Frequently Asked Questions
What’s the difference between Socratic questioning and just being argumentative?
The difference lies entirely in intent. An argumentative person questions to win or to prove a point, whereas a Socratic questioner asks to understand and explore. The goal is collaborative discovery, not adversarial debate.
Can I use the Socratic method outside of a classroom or business meeting?
Absolutely. It’s a powerful tool for any conversation where understanding is the goal—with your partner, your children, or friends. It can help resolve conflicts and deepen relationships by moving past surface-level opinions.

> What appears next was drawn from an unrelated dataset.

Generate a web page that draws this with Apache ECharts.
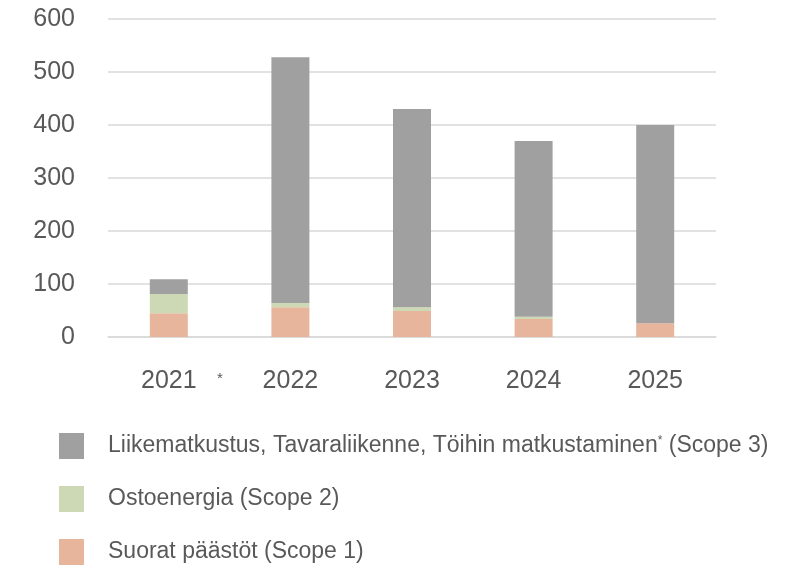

What if I don’t know the “right” answer myself?
That’s the entire point! The Socratic method is most powerful when you genuinely don’t know the answer. Your role is to be the curious guide, not the all-knowing oracle. Admitting you don’t know builds trust and encourages true exploration.
Isn’t this method slow and inefficient?
It can feel slower than a top-down directive, but it prevents the massive inefficiency of pursuing a flawed idea. A 30-minute Socratic dialogue can save you weeks of work by uncovering a critical misunderstanding at the start.